PROBLEM TO WORK ON → List each line of the data that holds the string "this", please.

RECORDS SHOWN →
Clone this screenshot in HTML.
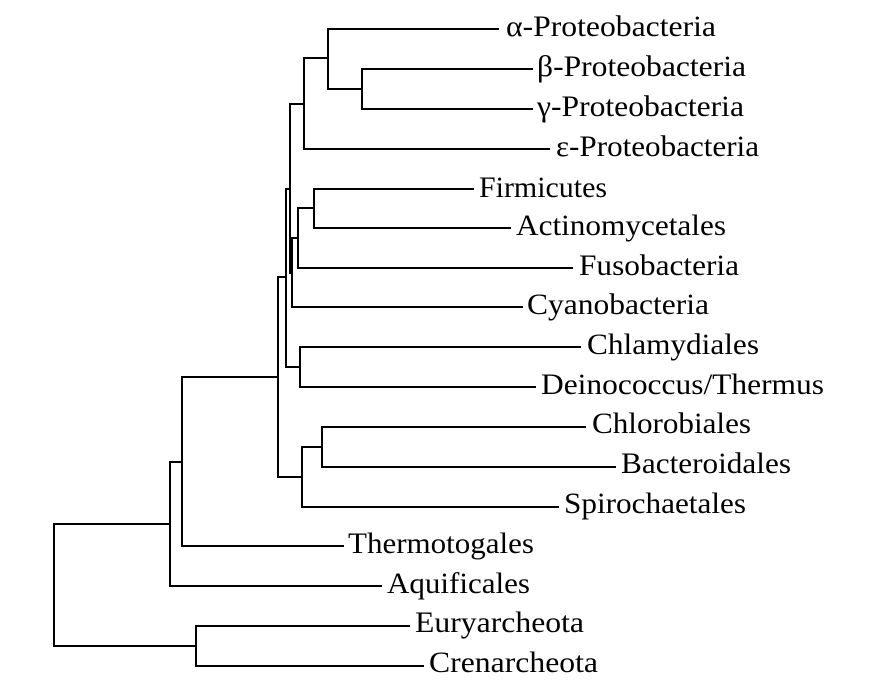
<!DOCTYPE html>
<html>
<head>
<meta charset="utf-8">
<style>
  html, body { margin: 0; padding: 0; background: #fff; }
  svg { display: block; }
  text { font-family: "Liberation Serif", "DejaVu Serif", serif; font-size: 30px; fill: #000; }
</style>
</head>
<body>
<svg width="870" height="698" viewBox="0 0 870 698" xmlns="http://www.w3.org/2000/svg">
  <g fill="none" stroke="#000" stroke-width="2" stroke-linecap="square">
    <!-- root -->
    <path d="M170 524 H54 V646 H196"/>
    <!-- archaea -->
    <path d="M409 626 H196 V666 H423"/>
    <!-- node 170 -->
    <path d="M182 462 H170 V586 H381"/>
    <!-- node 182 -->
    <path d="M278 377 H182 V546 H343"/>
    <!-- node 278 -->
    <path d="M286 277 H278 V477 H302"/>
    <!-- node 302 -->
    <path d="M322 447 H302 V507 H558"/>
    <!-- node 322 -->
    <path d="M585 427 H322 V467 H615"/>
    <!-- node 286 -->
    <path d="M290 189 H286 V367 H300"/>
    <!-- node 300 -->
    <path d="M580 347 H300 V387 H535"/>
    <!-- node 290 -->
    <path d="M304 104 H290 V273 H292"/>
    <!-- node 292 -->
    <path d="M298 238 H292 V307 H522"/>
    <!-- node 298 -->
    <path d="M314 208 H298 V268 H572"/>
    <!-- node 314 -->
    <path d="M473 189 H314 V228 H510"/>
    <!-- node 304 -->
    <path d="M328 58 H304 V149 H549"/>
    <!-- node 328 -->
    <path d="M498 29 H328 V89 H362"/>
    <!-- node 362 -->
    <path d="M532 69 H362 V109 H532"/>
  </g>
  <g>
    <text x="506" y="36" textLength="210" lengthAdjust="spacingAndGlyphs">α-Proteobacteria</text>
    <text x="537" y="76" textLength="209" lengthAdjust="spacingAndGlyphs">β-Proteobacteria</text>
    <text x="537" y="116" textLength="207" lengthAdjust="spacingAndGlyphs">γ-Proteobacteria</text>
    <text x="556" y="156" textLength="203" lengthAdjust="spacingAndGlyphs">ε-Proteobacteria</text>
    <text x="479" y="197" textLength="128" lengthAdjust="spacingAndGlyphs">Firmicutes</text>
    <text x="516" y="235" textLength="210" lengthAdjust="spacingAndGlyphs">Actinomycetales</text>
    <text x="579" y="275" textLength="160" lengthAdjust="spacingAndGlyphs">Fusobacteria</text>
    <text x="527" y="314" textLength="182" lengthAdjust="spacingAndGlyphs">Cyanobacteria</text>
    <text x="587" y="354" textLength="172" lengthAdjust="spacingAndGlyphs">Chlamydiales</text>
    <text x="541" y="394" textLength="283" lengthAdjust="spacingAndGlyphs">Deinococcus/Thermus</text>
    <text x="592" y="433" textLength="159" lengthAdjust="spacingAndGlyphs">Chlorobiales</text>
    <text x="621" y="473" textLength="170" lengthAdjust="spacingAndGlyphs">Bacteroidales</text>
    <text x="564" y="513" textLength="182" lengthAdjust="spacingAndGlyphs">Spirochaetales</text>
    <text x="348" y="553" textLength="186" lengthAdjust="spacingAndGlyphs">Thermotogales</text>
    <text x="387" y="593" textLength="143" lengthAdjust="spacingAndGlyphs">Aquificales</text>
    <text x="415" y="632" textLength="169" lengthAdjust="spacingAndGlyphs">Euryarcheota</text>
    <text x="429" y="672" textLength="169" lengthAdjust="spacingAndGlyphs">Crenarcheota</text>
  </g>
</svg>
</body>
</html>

---

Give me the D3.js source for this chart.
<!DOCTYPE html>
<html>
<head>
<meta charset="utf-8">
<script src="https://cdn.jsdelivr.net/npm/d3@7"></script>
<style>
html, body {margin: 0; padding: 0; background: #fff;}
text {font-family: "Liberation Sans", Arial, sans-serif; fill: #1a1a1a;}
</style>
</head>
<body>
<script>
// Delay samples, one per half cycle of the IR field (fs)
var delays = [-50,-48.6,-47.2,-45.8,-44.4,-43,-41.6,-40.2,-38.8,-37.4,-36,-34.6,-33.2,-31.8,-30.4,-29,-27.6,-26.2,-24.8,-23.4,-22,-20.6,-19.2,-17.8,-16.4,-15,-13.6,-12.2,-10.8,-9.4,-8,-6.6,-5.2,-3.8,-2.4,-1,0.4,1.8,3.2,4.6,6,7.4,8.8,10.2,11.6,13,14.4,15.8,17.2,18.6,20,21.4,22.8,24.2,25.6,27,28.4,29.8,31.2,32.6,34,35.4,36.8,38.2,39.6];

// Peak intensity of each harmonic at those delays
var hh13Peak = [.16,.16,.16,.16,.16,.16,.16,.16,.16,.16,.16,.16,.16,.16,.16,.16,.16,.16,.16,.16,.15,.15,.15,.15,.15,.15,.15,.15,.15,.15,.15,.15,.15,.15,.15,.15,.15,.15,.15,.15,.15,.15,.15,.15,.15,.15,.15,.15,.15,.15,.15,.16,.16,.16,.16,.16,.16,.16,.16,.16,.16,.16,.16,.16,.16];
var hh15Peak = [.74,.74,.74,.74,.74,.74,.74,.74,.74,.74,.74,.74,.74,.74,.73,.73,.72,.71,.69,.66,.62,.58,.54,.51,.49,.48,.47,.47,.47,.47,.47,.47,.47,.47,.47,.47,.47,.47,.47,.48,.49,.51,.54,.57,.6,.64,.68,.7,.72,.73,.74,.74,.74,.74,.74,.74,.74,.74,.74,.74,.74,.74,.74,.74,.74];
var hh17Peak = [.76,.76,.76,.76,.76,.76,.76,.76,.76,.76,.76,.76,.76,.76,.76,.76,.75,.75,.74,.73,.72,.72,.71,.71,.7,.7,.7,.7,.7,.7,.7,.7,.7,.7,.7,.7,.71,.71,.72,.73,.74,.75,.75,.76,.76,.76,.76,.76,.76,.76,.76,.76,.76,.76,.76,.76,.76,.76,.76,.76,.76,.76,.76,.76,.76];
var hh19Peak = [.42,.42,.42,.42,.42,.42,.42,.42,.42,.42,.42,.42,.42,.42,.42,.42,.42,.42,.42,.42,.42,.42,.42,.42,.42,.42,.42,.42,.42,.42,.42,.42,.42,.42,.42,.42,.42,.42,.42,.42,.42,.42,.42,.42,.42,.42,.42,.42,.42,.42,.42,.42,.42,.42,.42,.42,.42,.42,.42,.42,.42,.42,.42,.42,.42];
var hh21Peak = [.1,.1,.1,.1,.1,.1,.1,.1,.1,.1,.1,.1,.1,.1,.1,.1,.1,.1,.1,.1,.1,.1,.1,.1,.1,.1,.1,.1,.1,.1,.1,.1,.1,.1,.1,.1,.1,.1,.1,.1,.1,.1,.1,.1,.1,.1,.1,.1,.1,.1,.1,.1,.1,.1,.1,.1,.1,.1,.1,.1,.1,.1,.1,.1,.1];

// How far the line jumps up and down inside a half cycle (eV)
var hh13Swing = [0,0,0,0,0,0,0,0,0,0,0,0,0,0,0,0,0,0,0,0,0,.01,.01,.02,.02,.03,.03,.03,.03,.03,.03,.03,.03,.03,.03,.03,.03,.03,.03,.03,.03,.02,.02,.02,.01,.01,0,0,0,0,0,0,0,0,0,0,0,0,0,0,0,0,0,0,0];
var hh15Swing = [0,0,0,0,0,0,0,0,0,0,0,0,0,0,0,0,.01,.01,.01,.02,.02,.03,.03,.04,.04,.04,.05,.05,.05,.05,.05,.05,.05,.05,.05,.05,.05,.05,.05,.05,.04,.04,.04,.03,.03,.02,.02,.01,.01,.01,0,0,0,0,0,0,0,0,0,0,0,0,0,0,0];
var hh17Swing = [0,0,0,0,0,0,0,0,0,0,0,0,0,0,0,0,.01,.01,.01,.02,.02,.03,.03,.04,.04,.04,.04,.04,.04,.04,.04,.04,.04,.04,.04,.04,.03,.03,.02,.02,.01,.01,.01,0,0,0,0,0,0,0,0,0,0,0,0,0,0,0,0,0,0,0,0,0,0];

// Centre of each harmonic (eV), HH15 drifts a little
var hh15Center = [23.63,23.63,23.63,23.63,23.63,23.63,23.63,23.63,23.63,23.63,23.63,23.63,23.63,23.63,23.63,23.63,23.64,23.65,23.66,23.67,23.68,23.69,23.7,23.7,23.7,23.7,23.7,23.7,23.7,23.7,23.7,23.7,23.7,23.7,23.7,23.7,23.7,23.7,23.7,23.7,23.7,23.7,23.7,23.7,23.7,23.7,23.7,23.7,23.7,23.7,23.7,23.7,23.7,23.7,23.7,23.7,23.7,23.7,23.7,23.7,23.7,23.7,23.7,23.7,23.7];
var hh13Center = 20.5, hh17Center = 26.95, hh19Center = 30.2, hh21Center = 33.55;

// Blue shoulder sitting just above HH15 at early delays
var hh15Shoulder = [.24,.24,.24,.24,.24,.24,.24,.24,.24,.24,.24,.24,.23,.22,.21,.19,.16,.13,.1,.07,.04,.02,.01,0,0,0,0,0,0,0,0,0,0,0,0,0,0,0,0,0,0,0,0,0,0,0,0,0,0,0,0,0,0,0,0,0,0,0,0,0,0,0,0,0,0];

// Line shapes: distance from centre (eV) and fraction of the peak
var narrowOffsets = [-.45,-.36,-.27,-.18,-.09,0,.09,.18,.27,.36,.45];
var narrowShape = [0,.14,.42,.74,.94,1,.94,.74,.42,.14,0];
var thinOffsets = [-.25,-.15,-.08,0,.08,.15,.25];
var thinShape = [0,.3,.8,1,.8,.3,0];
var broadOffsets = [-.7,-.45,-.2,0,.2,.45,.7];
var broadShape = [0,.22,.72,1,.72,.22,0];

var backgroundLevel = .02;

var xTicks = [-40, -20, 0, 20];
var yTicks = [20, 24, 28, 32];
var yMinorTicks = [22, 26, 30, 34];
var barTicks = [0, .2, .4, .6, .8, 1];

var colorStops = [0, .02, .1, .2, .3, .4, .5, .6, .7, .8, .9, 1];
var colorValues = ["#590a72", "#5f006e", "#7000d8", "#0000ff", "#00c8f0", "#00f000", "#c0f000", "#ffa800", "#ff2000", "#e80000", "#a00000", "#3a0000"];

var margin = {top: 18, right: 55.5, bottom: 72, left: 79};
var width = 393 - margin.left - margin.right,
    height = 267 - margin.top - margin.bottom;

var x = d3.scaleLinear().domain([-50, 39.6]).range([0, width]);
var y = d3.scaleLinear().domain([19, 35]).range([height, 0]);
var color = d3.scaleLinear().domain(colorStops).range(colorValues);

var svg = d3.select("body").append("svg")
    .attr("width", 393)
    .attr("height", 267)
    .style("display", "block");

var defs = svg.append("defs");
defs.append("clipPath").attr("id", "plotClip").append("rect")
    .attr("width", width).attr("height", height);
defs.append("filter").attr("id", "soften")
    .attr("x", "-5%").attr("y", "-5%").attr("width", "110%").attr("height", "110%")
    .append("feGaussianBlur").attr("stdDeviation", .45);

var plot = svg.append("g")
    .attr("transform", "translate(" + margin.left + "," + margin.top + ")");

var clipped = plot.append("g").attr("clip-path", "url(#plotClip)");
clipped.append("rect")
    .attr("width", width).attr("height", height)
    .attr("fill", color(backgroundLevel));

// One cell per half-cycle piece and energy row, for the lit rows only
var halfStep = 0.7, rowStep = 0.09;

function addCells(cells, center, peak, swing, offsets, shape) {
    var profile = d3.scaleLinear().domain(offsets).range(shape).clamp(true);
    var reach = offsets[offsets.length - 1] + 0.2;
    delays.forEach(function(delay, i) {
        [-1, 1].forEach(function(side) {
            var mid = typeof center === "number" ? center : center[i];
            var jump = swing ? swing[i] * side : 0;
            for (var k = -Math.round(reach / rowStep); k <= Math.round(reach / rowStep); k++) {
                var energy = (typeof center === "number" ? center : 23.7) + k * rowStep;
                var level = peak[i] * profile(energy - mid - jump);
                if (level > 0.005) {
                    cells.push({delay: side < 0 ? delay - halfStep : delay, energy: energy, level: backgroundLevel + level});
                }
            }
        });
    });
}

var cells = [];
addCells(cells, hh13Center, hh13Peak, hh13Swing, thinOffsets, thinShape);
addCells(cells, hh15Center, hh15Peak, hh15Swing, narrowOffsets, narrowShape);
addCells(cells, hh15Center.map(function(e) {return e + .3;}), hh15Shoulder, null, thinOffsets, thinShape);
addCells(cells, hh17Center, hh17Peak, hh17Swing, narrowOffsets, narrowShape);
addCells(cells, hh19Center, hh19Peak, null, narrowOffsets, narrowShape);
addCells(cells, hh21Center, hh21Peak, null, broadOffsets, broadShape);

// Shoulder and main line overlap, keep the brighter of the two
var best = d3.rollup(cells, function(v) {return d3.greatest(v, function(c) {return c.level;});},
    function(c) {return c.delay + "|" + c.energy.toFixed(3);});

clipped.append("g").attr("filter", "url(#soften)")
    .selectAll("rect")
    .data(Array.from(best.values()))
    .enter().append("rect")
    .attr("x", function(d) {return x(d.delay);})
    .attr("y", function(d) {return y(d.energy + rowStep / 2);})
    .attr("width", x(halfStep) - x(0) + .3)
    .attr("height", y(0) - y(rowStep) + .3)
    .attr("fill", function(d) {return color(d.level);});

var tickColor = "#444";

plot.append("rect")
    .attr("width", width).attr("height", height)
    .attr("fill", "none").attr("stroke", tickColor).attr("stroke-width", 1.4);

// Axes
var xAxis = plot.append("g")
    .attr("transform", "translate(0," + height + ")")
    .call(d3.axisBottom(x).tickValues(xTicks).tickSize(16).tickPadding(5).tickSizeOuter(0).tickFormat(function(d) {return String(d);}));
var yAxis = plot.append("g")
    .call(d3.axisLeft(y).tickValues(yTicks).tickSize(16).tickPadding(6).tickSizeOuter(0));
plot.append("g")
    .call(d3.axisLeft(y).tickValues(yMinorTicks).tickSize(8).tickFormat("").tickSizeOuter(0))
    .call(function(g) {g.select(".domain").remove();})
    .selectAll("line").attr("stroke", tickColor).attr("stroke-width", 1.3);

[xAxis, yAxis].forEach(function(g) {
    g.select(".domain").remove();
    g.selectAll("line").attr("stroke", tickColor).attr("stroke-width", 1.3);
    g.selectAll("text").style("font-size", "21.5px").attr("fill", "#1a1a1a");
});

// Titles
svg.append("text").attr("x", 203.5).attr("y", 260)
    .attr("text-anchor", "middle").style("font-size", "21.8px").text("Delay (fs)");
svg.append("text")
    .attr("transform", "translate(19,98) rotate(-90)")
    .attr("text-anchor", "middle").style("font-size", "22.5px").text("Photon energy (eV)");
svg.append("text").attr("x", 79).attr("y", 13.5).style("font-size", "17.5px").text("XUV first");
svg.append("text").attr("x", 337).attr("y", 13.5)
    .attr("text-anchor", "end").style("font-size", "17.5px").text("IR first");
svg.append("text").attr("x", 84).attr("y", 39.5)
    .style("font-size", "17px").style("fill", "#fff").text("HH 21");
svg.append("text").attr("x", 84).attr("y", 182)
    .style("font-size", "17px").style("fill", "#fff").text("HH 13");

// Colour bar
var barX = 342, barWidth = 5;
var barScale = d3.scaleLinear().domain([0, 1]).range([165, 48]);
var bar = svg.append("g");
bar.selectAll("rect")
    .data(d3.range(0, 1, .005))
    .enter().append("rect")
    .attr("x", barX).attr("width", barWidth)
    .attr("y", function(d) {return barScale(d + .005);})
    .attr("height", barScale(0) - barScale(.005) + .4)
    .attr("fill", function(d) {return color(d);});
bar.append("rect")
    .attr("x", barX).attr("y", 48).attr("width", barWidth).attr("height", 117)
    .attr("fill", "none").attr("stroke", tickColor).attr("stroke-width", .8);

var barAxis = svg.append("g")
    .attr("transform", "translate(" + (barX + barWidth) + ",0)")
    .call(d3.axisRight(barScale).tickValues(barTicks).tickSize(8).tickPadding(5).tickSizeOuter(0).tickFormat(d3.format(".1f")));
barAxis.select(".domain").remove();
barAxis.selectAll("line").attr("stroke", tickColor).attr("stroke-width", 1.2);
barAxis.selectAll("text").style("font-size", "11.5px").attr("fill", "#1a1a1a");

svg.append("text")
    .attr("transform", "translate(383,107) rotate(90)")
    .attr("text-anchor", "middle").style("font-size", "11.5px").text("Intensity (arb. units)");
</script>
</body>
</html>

THE OUTPUT →
Clone this screenshot in HTML.
Give me the D3.js source for this chart.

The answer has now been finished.